====== Data supplied

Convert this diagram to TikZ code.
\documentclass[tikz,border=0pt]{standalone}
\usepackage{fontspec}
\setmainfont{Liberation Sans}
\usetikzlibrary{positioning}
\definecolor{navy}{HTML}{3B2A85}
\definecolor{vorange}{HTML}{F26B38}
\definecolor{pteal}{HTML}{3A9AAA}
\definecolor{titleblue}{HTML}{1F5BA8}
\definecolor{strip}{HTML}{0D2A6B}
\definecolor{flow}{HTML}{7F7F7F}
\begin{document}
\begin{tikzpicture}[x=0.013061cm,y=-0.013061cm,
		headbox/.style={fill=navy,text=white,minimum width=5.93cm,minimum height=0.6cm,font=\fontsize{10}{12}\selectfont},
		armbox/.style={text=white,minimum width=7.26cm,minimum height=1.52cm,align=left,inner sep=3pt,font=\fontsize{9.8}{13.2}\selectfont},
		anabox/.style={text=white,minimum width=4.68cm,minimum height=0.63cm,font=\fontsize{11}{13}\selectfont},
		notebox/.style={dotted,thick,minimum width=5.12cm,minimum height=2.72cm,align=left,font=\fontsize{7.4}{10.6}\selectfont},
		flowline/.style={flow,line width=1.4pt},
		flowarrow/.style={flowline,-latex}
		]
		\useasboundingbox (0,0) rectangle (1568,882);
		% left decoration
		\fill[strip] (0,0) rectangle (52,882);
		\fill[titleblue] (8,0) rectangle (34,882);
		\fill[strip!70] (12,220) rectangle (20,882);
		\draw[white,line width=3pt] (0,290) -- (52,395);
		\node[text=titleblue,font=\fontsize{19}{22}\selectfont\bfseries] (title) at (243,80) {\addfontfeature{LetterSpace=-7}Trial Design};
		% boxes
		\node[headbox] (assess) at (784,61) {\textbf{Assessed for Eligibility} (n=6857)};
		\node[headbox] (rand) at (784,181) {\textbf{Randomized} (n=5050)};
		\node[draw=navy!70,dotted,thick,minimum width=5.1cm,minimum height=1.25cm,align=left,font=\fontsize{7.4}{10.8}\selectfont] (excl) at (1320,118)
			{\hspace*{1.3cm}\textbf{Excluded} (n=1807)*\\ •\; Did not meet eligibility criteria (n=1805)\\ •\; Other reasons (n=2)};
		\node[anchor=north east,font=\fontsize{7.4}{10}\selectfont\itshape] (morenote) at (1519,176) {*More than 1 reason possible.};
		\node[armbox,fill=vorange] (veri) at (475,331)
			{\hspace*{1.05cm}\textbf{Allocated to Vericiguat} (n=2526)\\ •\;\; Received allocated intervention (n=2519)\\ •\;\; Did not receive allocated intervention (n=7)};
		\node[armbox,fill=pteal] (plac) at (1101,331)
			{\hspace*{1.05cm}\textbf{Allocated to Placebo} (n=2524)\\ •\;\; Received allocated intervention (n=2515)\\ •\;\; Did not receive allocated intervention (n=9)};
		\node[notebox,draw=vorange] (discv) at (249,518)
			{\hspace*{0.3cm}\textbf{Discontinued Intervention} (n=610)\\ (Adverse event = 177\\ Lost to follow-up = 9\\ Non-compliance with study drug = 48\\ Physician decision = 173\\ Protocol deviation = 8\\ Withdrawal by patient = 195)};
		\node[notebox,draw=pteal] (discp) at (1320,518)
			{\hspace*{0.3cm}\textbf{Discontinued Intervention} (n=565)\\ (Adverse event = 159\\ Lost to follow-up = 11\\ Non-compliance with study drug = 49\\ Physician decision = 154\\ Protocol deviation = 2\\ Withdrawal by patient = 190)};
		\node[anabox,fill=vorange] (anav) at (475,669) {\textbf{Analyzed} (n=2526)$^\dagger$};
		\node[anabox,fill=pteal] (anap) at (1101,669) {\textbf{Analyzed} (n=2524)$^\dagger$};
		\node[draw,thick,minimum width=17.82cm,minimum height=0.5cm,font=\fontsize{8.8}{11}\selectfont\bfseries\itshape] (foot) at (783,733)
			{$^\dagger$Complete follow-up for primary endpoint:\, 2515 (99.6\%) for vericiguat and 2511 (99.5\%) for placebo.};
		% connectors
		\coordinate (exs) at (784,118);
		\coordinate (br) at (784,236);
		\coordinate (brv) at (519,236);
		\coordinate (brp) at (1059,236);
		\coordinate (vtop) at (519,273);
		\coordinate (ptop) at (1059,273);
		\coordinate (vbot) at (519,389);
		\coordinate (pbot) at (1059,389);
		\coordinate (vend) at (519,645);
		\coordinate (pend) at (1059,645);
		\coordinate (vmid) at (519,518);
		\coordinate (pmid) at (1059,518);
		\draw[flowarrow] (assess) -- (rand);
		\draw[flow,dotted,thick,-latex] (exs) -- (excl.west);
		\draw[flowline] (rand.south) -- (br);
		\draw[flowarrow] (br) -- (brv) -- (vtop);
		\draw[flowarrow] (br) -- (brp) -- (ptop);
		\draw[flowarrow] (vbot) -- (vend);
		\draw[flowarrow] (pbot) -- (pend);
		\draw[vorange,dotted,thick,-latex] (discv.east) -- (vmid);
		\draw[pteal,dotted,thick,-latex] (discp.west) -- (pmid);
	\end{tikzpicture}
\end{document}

============
====== Data supplied

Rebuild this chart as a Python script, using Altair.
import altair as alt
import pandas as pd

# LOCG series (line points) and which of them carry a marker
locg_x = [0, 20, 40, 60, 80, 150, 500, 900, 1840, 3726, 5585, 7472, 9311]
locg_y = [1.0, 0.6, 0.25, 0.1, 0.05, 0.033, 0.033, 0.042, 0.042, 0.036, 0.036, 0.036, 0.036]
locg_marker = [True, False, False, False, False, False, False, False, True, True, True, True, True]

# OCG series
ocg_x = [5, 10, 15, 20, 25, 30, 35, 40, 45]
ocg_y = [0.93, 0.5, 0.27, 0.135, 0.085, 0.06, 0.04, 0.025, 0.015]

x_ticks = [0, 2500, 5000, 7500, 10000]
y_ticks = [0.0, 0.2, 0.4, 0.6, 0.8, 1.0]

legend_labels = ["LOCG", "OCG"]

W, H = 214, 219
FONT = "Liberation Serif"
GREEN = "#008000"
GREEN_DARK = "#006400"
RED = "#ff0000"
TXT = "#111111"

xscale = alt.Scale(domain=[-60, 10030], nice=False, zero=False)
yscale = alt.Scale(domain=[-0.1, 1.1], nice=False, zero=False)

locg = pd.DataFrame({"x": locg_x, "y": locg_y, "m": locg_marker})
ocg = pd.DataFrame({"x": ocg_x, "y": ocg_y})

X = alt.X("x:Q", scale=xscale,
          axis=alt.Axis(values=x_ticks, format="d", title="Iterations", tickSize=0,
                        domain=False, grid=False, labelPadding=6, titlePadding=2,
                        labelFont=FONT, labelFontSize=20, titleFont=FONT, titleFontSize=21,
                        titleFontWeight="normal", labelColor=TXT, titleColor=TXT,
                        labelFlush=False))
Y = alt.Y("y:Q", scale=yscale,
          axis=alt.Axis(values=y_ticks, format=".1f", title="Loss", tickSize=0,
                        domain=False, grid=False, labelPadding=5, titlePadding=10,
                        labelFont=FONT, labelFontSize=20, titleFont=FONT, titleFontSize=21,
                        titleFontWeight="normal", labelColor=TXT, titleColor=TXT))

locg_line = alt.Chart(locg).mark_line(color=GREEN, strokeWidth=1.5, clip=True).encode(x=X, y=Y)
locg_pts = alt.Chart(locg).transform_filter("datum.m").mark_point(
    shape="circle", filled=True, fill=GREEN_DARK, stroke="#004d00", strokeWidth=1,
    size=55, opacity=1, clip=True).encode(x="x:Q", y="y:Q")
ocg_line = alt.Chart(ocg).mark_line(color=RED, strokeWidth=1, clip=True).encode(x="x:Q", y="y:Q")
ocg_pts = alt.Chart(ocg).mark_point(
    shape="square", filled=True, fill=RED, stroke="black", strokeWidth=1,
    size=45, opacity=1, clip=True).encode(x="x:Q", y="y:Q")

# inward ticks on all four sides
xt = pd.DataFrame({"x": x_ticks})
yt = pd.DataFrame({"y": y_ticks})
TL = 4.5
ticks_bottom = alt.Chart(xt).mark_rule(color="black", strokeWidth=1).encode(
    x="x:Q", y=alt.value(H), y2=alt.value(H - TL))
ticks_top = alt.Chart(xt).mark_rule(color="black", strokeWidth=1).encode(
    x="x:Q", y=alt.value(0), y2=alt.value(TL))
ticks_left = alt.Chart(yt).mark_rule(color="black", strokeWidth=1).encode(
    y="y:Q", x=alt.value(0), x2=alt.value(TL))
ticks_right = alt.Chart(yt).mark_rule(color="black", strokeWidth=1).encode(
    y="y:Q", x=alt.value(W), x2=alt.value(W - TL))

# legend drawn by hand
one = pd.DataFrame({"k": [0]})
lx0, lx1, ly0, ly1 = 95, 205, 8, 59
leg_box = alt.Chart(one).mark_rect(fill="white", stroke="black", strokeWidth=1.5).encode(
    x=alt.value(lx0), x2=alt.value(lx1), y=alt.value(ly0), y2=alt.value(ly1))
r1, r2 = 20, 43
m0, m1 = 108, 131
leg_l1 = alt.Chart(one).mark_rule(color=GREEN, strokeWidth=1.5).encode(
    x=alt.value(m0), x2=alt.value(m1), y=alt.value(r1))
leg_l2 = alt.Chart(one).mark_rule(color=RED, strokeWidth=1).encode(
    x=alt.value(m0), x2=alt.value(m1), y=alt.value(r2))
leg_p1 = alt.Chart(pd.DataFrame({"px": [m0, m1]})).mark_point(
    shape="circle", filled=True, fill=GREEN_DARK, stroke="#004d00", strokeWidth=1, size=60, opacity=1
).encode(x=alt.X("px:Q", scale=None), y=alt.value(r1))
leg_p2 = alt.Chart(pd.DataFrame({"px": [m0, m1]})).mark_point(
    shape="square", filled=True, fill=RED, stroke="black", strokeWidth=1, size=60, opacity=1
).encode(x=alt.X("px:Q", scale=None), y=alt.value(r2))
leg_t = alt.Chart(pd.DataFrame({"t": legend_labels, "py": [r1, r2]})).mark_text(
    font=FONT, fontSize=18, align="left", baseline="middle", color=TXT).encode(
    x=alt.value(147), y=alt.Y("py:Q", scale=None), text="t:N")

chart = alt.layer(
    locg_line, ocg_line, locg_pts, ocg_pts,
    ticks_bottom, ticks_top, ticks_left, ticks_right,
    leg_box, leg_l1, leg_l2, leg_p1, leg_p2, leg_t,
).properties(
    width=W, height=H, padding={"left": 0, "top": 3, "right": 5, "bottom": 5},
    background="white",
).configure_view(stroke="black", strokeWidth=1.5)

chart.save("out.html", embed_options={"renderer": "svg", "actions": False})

============
====== Data supplied

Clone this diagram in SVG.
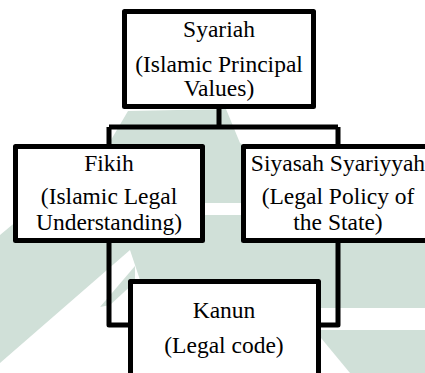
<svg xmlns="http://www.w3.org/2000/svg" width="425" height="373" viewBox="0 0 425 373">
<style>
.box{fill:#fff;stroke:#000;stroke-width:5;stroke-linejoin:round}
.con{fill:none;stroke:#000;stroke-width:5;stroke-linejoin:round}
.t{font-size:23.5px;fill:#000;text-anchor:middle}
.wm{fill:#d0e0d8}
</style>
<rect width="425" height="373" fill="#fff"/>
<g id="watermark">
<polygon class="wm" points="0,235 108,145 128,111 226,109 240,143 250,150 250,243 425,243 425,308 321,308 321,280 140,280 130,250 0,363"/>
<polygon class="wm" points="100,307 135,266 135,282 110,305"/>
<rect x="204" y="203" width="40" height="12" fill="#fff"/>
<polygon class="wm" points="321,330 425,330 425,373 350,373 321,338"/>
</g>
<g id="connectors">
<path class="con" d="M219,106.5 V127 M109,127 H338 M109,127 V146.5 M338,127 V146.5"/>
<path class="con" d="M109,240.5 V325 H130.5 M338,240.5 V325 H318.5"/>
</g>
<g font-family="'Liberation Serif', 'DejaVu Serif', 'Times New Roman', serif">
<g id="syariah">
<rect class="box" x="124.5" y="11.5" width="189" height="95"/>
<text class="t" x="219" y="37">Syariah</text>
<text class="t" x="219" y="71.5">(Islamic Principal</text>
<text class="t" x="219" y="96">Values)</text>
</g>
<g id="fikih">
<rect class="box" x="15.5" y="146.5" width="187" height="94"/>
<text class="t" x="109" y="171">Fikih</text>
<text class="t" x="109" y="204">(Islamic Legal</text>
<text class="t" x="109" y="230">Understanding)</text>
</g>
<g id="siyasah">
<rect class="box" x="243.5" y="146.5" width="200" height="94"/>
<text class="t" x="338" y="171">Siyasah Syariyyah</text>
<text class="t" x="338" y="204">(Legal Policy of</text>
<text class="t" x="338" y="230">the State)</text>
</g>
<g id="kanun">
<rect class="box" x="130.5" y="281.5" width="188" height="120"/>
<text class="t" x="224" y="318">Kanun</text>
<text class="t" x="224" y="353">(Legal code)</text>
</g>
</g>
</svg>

============

#### Exercise prompt
Extract the lines of the preceding material that run from the line with "Rebuild this chart" through the line with "True, True, True]", inclusive, reproducing them exactly and adding nothing.

#### Solution for this task
Rebuild this chart as a Python script, using Altair.
import altair as alt
import pandas as pd

# LOCG series (line points) and which of them carry a marker
locg_x = [0, 20, 40, 60, 80, 150, 500, 900, 1840, 3726, 5585, 7472, 9311]
locg_y = [1.0, 0.6, 0.25, 0.1, 0.05, 0.033, 0.033, 0.042, 0.042, 0.036, 0.036, 0.036, 0.036]
locg_marker = [True, False, False, False, False, False, False, False, True, True, True, True, True]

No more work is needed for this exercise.